#### [Work to complete]
Reproduce the data below in full and exclude every picture.
<<<<
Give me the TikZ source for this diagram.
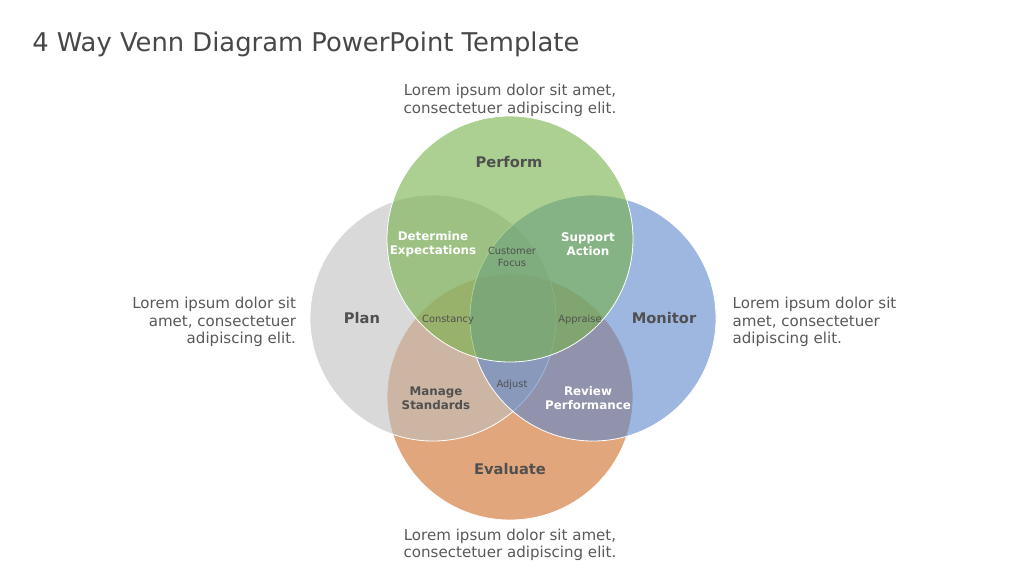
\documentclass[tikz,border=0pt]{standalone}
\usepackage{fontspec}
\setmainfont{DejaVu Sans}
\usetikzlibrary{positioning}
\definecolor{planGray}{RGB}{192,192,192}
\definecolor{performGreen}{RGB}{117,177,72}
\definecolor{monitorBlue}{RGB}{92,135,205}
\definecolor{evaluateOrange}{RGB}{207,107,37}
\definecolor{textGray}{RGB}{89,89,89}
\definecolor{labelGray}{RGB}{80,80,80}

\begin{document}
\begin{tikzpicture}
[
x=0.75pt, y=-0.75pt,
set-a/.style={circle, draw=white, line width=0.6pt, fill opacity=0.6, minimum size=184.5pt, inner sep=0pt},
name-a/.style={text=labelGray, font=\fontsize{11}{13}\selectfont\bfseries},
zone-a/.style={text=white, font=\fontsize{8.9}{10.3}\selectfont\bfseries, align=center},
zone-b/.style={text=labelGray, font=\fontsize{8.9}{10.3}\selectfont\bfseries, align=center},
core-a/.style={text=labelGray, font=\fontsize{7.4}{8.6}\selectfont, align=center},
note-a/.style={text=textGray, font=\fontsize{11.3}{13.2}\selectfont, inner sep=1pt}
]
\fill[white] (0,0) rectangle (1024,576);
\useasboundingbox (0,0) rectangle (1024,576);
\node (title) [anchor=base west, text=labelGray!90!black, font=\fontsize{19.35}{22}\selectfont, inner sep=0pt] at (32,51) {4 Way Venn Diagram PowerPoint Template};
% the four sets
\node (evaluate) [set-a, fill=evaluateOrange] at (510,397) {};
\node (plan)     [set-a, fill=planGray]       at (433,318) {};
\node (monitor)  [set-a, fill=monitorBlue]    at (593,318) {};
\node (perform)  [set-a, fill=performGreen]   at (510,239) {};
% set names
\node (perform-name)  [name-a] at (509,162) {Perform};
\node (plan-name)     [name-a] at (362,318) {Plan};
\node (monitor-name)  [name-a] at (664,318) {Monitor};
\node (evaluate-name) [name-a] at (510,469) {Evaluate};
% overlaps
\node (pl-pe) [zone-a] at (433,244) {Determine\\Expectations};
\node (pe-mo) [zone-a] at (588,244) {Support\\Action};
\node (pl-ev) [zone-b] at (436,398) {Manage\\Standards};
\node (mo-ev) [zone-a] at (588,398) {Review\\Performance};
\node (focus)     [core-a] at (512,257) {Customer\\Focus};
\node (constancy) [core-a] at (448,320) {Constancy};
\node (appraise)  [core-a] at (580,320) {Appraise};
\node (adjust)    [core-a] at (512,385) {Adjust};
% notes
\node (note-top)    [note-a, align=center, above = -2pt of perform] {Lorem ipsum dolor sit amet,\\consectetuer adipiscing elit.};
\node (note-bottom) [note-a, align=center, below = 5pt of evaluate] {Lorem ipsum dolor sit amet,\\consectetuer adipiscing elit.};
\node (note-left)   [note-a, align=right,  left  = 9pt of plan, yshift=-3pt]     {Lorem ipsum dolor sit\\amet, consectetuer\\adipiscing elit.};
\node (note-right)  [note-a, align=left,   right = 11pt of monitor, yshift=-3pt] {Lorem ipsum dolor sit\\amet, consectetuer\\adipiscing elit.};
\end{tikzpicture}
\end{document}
>>>>
#### [Result of the task]
Give me the TikZ source for this diagram.
\documentclass[tikz,border=0pt]{standalone}
\usepackage{fontspec}
\setmainfont{DejaVu Sans}
\usetikzlibrary{positioning}
\definecolor{planGray}{RGB}{192,192,192}
\definecolor{performGreen}{RGB}{117,177,72}
\definecolor{monitorBlue}{RGB}{92,135,205}
\definecolor{evaluateOrange}{RGB}{207,107,37}
\definecolor{textGray}{RGB}{89,89,89}
\definecolor{labelGray}{RGB}{80,80,80}

\begin{document}
\begin{tikzpicture}
[
x=0.75pt, y=-0.75pt,
set-a/.style={circle, draw=white, line width=0.6pt, fill opacity=0.6, minimum size=184.5pt, inner sep=0pt},
name-a/.style={text=labelGray, font=\fontsize{11}{13}\selectfont\bfseries},
zone-a/.style={text=white, font=\fontsize{8.9}{10.3}\selectfont\bfseries, align=center},
zone-b/.style={text=labelGray, font=\fontsize{8.9}{10.3}\selectfont\bfseries, align=center},
core-a/.style={text=labelGray, font=\fontsize{7.4}{8.6}\selectfont, align=center},
note-a/.style={text=textGray, font=\fontsize{11.3}{13.2}\selectfont, inner sep=1pt}
]
\fill[white] (0,0) rectangle (1024,576);
\useasboundingbox (0,0) rectangle (1024,576);
\node (title) [anchor=base west, text=labelGray!90!black, font=\fontsize{19.35}{22}\selectfont, inner sep=0pt] at (32,51) {4 Way Venn Diagram PowerPoint Template};
% the four sets
\node (evaluate) [set-a, fill=evaluateOrange] at (510,397) {};
\node (plan)     [set-a, fill=planGray]       at (433,318) {};
\node (monitor)  [set-a, fill=monitorBlue]    at (593,318) {};
\node (perform)  [set-a, fill=performGreen]   at (510,239) {};
% set names
\node (perform-name)  [name-a] at (509,162) {Perform};
\node (plan-name)     [name-a] at (362,318) {Plan};
\node (monitor-name)  [name-a] at (664,318) {Monitor};
\node (evaluate-name) [name-a] at (510,469) {Evaluate};
% overlaps
\node (pl-pe) [zone-a] at (433,244) {Determine\\Expectations};
\node (pe-mo) [zone-a] at (588,244) {Support\\Action};
\node (pl-ev) [zone-b] at (436,398) {Manage\\Standards};
\node (mo-ev) [zone-a] at (588,398) {Review\\Performance};
\node (focus)     [core-a] at (512,257) {Customer\\Focus};
\node (constancy) [core-a] at (448,320) {Constancy};
\node (appraise)  [core-a] at (580,320) {Appraise};
\node (adjust)    [core-a] at (512,385) {Adjust};
% notes
\node (note-top)    [note-a, align=center, above = -2pt of perform] {Lorem ipsum dolor sit amet,\\consectetuer adipiscing elit.};
\node (note-bottom) [note-a, align=center, below = 5pt of evaluate] {Lorem ipsum dolor sit amet,\\consectetuer adipiscing elit.};
\node (note-left)   [note-a, align=right,  left  = 9pt of plan, yshift=-3pt]     {Lorem ipsum dolor sit\\amet, consectetuer\\adipiscing elit.};
\node (note-right)  [note-a, align=left,   right = 11pt of monitor, yshift=-3pt] {Lorem ipsum dolor sit\\amet, consectetuer\\adipiscing elit.};
\end{tikzpicture}
\end{document}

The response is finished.